Directions: Locate all lines with the word "this". Copy them.

— start of Material —

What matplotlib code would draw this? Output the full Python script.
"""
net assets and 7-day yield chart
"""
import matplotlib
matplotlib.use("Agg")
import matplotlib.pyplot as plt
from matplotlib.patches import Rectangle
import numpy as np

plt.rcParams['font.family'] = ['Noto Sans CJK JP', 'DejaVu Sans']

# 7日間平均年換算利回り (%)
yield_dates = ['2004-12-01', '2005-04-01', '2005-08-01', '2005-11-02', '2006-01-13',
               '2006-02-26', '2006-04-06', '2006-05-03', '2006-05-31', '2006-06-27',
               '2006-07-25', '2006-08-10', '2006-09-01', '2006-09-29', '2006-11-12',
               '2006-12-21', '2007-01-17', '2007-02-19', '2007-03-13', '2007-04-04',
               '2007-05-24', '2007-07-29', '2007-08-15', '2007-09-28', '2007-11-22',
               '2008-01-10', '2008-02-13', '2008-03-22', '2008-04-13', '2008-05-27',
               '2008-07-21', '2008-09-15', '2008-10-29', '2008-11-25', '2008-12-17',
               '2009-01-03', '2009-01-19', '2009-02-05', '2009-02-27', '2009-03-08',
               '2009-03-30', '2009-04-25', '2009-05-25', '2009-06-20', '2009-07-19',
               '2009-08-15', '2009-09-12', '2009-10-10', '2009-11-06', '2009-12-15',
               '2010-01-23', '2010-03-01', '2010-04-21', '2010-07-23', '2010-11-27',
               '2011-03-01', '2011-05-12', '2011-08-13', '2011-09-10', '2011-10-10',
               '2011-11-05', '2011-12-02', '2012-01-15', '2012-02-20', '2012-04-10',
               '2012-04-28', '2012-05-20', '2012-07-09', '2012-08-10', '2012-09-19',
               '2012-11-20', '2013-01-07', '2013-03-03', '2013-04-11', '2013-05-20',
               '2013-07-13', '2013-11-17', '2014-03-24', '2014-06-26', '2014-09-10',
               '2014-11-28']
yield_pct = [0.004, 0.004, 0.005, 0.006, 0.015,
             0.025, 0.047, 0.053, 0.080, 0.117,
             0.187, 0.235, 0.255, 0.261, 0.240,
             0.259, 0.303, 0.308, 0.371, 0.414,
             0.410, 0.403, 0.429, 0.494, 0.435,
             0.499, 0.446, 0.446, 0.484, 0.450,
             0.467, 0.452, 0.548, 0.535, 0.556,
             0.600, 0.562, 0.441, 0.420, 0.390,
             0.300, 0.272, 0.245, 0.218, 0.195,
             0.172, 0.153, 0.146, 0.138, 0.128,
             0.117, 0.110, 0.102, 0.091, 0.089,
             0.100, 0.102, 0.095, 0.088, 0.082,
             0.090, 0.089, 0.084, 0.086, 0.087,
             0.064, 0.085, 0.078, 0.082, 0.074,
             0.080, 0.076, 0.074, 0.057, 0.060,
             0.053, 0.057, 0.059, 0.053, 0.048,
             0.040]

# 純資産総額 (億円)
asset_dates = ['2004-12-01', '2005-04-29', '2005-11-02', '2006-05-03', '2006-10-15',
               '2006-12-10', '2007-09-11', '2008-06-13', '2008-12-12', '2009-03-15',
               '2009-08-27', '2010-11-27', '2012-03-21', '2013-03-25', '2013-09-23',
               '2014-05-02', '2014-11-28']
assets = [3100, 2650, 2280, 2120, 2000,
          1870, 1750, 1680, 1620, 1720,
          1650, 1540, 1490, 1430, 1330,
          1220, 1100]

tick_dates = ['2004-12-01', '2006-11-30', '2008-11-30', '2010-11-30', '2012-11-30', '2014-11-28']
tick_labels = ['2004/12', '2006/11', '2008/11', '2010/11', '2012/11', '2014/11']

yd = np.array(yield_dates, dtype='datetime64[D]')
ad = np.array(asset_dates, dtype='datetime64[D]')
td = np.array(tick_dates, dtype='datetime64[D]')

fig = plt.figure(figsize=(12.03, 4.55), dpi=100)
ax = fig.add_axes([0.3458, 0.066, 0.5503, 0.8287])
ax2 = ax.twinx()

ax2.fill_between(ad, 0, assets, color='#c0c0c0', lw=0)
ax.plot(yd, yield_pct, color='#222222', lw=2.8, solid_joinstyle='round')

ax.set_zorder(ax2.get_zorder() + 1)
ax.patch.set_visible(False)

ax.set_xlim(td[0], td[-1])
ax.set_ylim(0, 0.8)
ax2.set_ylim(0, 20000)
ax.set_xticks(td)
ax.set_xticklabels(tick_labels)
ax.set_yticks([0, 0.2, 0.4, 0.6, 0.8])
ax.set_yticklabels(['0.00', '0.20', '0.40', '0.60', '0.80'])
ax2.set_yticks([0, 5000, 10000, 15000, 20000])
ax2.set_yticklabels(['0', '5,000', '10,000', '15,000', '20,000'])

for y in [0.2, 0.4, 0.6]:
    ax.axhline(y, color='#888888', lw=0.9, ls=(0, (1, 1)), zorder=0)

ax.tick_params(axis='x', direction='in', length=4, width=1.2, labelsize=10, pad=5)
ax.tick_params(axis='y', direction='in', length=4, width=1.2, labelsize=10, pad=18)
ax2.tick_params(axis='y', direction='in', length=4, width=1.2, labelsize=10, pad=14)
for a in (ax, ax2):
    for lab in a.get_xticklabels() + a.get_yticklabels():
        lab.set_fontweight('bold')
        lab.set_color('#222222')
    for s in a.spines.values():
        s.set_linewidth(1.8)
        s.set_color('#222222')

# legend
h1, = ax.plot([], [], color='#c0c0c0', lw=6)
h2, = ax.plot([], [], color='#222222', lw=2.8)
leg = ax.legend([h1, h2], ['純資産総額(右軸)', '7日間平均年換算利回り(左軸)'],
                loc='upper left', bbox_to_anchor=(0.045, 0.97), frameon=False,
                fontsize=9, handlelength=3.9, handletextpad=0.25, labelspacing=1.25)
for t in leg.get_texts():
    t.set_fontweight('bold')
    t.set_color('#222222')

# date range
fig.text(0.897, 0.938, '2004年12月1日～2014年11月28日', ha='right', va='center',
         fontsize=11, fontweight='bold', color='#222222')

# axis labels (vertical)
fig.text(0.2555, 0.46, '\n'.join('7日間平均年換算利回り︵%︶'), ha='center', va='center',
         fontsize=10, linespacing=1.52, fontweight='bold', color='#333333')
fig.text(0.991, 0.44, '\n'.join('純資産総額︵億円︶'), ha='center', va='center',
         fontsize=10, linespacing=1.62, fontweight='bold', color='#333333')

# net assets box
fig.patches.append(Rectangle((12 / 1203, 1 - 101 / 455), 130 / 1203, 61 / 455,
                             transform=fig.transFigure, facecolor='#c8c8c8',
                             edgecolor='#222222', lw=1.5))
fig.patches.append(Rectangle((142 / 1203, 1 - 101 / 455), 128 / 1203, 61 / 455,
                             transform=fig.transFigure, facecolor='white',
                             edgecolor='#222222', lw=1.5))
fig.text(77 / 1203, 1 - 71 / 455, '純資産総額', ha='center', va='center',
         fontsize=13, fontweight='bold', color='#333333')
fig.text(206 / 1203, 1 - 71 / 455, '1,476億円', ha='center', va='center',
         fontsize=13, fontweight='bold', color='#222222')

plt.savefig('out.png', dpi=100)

— end of Material —
— start of Material —

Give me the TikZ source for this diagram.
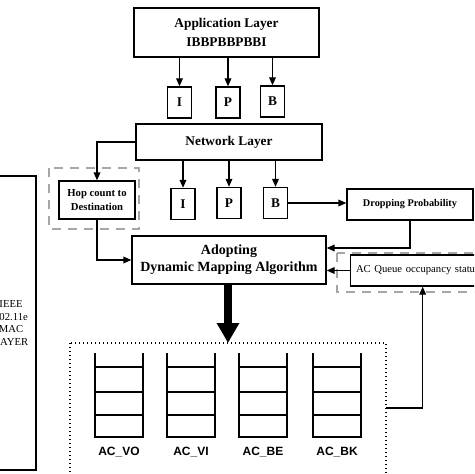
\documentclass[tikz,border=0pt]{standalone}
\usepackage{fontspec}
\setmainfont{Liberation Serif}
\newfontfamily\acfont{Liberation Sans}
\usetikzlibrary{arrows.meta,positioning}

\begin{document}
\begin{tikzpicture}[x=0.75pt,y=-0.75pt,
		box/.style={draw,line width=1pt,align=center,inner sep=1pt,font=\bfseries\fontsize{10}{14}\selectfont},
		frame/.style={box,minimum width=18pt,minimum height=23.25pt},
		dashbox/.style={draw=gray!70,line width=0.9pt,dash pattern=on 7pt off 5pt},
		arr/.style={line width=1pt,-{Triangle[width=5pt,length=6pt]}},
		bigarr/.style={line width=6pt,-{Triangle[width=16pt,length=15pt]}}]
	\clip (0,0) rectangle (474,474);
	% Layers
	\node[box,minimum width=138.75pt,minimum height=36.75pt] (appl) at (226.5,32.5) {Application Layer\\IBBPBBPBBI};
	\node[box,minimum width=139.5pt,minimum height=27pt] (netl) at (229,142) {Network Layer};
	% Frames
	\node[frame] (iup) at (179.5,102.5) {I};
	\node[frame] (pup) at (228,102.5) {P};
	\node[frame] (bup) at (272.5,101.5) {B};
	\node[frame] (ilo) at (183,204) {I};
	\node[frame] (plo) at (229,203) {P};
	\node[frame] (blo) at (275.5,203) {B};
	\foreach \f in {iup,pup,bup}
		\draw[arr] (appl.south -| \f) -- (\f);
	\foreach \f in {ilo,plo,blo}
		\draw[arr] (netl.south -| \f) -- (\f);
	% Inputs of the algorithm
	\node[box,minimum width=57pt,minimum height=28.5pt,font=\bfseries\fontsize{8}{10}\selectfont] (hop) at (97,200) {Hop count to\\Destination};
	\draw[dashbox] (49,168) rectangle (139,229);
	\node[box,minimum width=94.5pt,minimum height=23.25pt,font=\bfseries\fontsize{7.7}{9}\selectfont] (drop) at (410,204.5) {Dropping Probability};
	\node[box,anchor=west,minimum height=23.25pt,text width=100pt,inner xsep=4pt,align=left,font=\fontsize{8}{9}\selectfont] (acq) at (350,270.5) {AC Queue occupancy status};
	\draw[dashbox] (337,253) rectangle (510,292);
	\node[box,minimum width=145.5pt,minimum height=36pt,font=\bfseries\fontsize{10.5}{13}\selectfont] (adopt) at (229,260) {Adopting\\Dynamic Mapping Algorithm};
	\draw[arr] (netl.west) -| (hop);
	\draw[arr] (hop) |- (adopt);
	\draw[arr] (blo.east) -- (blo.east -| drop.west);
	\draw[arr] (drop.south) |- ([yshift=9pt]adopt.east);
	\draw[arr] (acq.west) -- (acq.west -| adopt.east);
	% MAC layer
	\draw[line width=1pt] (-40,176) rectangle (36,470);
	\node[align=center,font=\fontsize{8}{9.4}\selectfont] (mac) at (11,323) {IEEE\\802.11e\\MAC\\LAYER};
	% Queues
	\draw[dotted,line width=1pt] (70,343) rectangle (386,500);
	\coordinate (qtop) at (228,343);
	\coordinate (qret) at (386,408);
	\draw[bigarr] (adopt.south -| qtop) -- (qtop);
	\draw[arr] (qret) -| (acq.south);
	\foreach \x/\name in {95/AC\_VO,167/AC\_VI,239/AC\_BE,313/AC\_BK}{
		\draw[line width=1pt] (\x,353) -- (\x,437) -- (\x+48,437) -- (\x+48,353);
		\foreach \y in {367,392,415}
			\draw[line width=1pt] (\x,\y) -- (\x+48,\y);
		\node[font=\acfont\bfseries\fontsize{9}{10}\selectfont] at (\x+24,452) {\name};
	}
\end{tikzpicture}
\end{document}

— end of Material —

Output below:
What matplotlib code would draw this? Output the full Python script.
Give me the TikZ source for this diagram.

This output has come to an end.